Los rasgos del encanto
En las distancias cortas mostraba un carácter seductor y cercano
El encanto le acompañó siempre. Incluso en los momentos de fracaso, quienes se acercaban a él contaban luego maravillas sobre la conversación disfrutada a su lado.
Las claves de esa seducción se pueden desgranar en algunos rasgos breves pero intensos.
Comportamiento campechano. Adolfo Suárez hablaba en las distancias cortas a la pata la llana. Eso contrastaba con lo conocido hasta entonces. La dictadura acababa de terminar, pero el recuerdo de sus dirigentes seguía firme en la memoria de todos: personajes enfadados, serios siempre, solemnes incluso sin ningún motivo; pocas bromas con ellos. Frente a ese recuerdo -que se encargaban de actualizar políticos como Manuel Fraga o Arias Navarro-, todo un presidente del Gobierno se dirigía a sus interlocutores con calidez y cercanía, y estaba dispuesto a escuchar siempre. Suárez empleaba un lenguaje próximo, sin palabras rimbombantes, y no por eso chabacano.
Los candidatos electorales de aquellos años recorrían parte de España en autocar, rodeados de periodistas. Suárez jugaba con ellos al mus. Alfonso Guerra, vicelíder socialista, le había llamado “tahúr del Misisipí” por sus triquiñuelas políticas, pero su paisaje era la meseta castellana y sus cartas salían de la baraja española; y a veces, eso sí, de su manga.

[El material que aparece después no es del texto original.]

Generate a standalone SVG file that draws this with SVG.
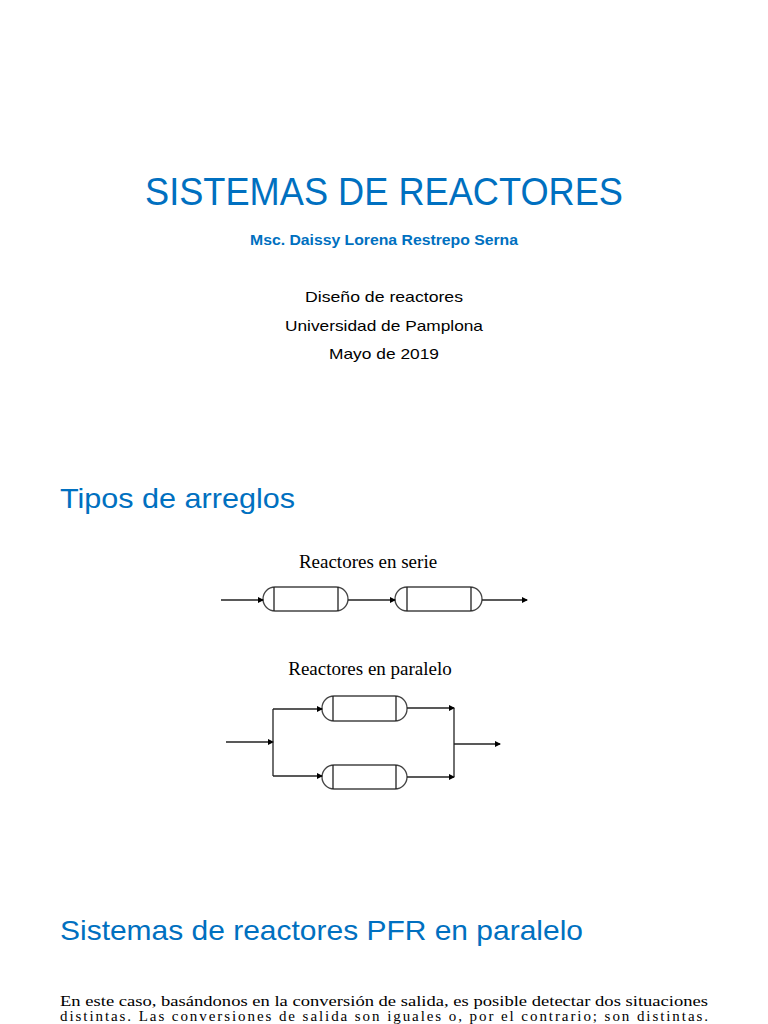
<svg xmlns="http://www.w3.org/2000/svg" width="768" height="1024" viewBox="0 0 768 1024">
<defs>
<marker id="a" markerWidth="6" markerHeight="6" refX="5" refY="3" orient="auto" markerUnits="userSpaceOnUse"><path d="M0,0 L6,3 L0,6z" fill="#000"/></marker>
<style>
.b{fill:#0070C0;font-family:"Liberation Sans",Arial,sans-serif}
.k{fill:#000;font-family:"Liberation Sans",Arial,sans-serif;font-size:15px;text-anchor:middle}
.t{fill:#000;font-family:"Liberation Serif","Times New Roman",serif}
.r{fill:#fff;stroke:#444;stroke-width:1.3}
.l{fill:none;stroke:#222;stroke-width:1.3}
</style>
</defs>
<rect width="768" height="1024" fill="#fff"/>
<text class="b" x="384" y="205" font-size="38" text-anchor="middle" textLength="478" lengthAdjust="spacingAndGlyphs">SISTEMAS DE REACTORES</text>
<text class="b" x="384" y="245" font-size="15" font-weight="bold" text-anchor="middle" textLength="268" lengthAdjust="spacingAndGlyphs">Msc. Daissy Lorena Restrepo Serna</text>
<text class="k" x="384" y="302" textLength="158" lengthAdjust="spacingAndGlyphs">Diseño de reactores</text>
<text class="k" x="384" y="331" textLength="198" lengthAdjust="spacingAndGlyphs">Universidad de Pamplona</text>
<text class="k" x="384" y="359" textLength="110" lengthAdjust="spacingAndGlyphs">Mayo de 2019</text>
<text class="b" x="60" y="508" font-size="28" textLength="235" lengthAdjust="spacingAndGlyphs">Tipos de arreglos</text>
<text class="t" x="368" y="568" font-size="19" text-anchor="middle">Reactores en serie</text>
<text class="t" x="370" y="675" font-size="19" text-anchor="middle">Reactores en paralelo</text>
<g id="r1"><rect class="r" x="263" y="587" width="85" height="24" rx="12"/><path class="l" d="M274,587V611M338,587V611"/></g>
<g id="r2"><rect class="r" x="395" y="587" width="87" height="24" rx="12"/><path class="l" d="M407,587V611M471,587V611"/></g>
<g id="r3"><rect class="r" x="322" y="696" width="85" height="25" rx="12"/><path class="l" d="M333,696V721M396,696V721"/></g>
<g id="r4"><rect class="r" x="322" y="765" width="85" height="24" rx="12"/><path class="l" d="M333,765V789M396,765V789"/></g>
<g id="conn" class="l">
<path class="l" d="M221,600H263" marker-end="url(#a)"/>
<path class="l" d="M348,600H395" marker-end="url(#a)"/>
<path class="l" d="M482,600H527" marker-end="url(#a)"/>
<path class="l" d="M226,742H273" marker-end="url(#a)"/>
<path class="l" d="M273,709V776"/>
<path class="l" d="M273,709H322" marker-end="url(#a)"/>
<path class="l" d="M273,776H322" marker-end="url(#a)"/>
<path class="l" d="M407,708H454" marker-end="url(#a)"/>
<path class="l" d="M407,777H454" marker-end="url(#a)"/>
<path class="l" d="M454,708V777"/>
<path class="l" d="M454,744H500" marker-end="url(#a)"/>
</g>
<text class="b" x="60" y="940" font-size="28" textLength="523" lengthAdjust="spacingAndGlyphs">Sistemas de reactores PFR en paralelo</text>
<text class="t" x="60" y="1006" font-size="15" textLength="648" lengthAdjust="spacingAndGlyphs">En este caso, basándonos en la conversión de salida, es posible detectar dos situaciones</text>
<text class="t" x="60" y="1021" font-size="15" textLength="648" lengthAdjust="spacing">distintas. Las conversiones de salida son iguales o, por el contrario; son distintas.</text>
</svg>
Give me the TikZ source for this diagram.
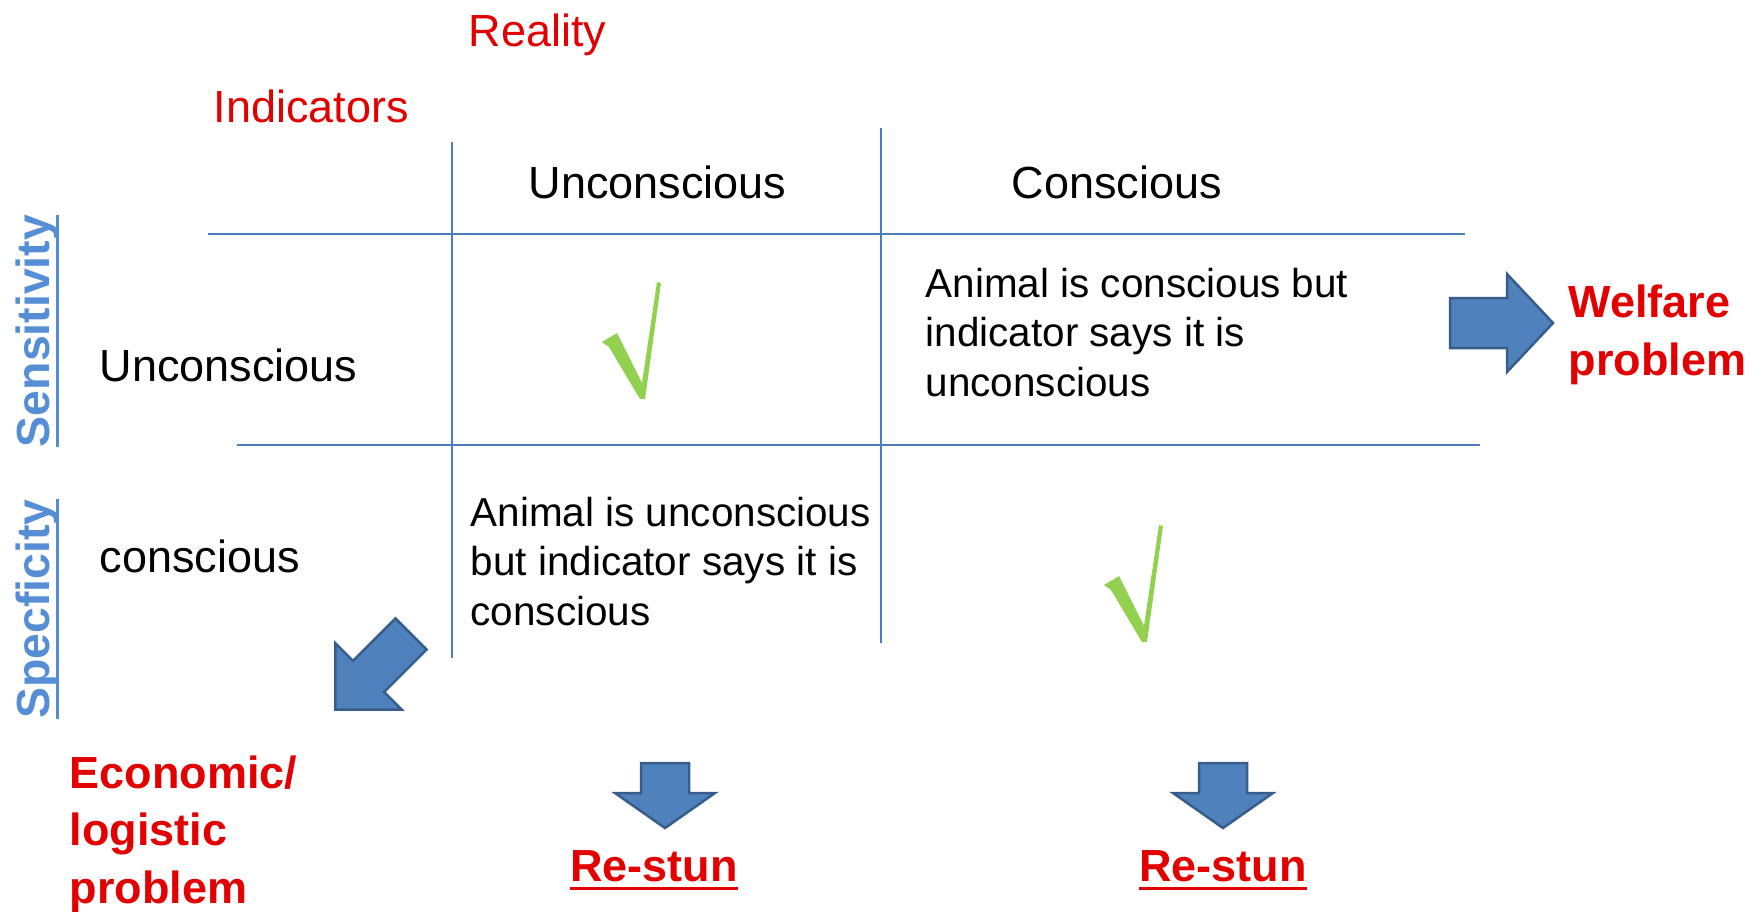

En una ocasión, se celebraba en Ponferrada una boda en el salón contiguo a donde Suárez presidía una reunión de su partido. La novia, empujada por los comensales, decide pasarse al salón donde el dirigente centrista hablaba a sus militantes, y tras ella fue la tuna que amenizaba el banquete nupcial. Suárez, ni corto ni perezoso, agarró la pandereta y la golpeó con tanto entusiasmo que se hizo un cardenal en un dedo.
Contador de anécdotas. Incluso los interlocutores más distantes quedaban conquistados por sus anécdotas, generosas por lo común para quienes aparecían en ellas. Podía prolongar la conversación tras la cena hasta entrada la madrugada sin parar de narrar hechos curiosos. Incluso contaba anécdotas en sus mítines, como la siguiente, que usó para ilustrar su dedicación política al completo: Él era gobernador de Segovia y hacía un recorrido por toda la provincia para reunirse con los alcaldes. Se encontraba en Pedraza cuando por fin un motorista consiguió localizarle y le entregó una carta con el siguiente mensaje: "Has sido padre de un hermoso niño hace dos días". Suárez lamentó entonces no haber estado presente en el nacimiento de su hijo y uno de aquellos alcaldes le espetó: "Lo importante no es estar presente cuando los hijos nacen, sino cuando se encargan".
Sonrisa permanente. Su habitual sonrisa dejaba ver unos dientes blancos como las teclas de un piano y mostraba una gran bonhomía. Tenía mucha cintura para las críticas, aceptaba las bromas ajenas y no se quedaba a la zaga a la hora de urdir las propias. Eduardo Punset, candidato y compañero de viaje en una caravana electoral, preguntó en el autocar quién le había enviado dos desayunos a su habitación del hotel cuando en realidad estaba durmiendo solo. Todos sospecharon que el culpable fue Adolfo Suárez.
Confidencias continuas. Las confesiones que haría un amigo a otro (sobre cuestiones triviales, pero de cierta exposición personal) salían de su boca sin prevenciones pese a rodearlo personas que acababa de conocer, incluidos los periodistas. Ahora sería impensable, porque alguno de los presentes vulneraría la confianza y alguna frase de tan relevante personaje acabaría en Internet o quizás en una cabecera de raigambre. A veces también él pedía confidencias a cambio. En una campaña electoral, retó una noche a los periodistas que le seguían a calcular cuántos de ellos le iban a votar. Hizo su pronóstico, y lo contrastó con el de los informadores. Alguno hasta expresó abiertamente su intención de voto.
Poco debate. Toda la habilidad que desplegaba Suárez en las distancias cortas le faltaba en el debate interno. Son célebres algunos de sus discursos ("puedo prometer y prometo"), que salían de plumas ajenas pero leía con gran convicción. Sin embargo, su origen en el régimen franquista no le había habituado a los comités ni a las asambleas, a diferencia de lo que ocurría entonces con los políticos de izquierda. Podía discutir durante horas ante un café, prolongar la charla tras una cena, extender la sobremesa hasta la extenuación; pero los debates colectivos no le iban. Lo describía así un compañero suyo de trayectoria: "Cuando negociábamos en la Transición con gentes del PCE o del PSOE, ellos se pasaban horas debatiendo. Y nosotros nos cansábamos enseguida".